Her cat escaped his leg when he left. It isn’t
much of a story. It never became a story at all.

There’s such canniness toward linear narrative and how trauma remakes the brain to subvert that narrative, as in this unbearable section from “In Truth I Wish Him Harm”:

Then the man removes her pants and tells her to watch the television.
It radiates blue light.
The girl develops a paralyzing fear of dark blue storm clouds.
She misses her bus.
Years later she will write with the deep worry it was only the color she saw.
No man.

There are numerous other standouts in “The Men Fall Away,” including “Testament with Water under the Bridge,” “Judges,” which contains the breathtaking line, “How I’ve gnawed the rims of cups.

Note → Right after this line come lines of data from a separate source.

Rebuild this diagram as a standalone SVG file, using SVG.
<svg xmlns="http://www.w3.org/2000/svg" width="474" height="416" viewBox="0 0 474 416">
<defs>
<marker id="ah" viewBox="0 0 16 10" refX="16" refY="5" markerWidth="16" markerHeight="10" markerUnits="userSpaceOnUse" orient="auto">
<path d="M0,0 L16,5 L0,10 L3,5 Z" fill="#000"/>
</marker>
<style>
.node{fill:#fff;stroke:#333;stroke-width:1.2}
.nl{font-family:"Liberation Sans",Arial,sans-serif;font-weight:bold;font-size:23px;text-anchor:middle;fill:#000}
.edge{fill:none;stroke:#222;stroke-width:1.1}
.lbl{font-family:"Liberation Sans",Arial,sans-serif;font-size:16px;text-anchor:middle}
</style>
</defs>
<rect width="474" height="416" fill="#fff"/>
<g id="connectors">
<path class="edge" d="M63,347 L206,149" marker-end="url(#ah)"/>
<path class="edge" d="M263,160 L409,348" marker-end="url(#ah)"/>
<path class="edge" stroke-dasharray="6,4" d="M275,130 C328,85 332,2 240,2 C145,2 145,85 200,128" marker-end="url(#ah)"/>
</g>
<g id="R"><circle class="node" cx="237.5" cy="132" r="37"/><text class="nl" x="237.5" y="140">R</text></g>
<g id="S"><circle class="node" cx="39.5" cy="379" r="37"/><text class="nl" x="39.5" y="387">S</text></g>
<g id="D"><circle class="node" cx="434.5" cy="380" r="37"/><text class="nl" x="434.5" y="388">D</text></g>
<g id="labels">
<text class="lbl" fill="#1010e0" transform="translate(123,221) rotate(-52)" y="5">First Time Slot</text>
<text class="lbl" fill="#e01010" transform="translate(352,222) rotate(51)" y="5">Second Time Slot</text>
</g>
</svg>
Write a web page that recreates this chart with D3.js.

My desire to forget / left me a cast-iron mouth,” and “World’s Tiniest Violin,” with the line “my small wrists that are still so small,” the brutality of which I keep returning to. “Liquid Waste: A Postscript” also has many bright spots, such as, “To forgive, I poured milk in a saucer for a creature that never came.” There’s no clean resolution here, no tidy bow to tie it all up with, just a dogged keeping on.

This is a book that returns the reader’s gaze (whether they’ve suffered sexual violence, perpetrated it, or simply been forged by our misogynistic culture), so it can’t help but be a deeply personal book to encounter. As Eilbert’s speaker states in the final section, “I was born with black eyes / open, meaning I peeled back and stared through vaginal light.” Eilbert doesn’t spare herself or her readers, and I’m so grateful for that. Both timely and timeless, this howl of truth will echo for years to come.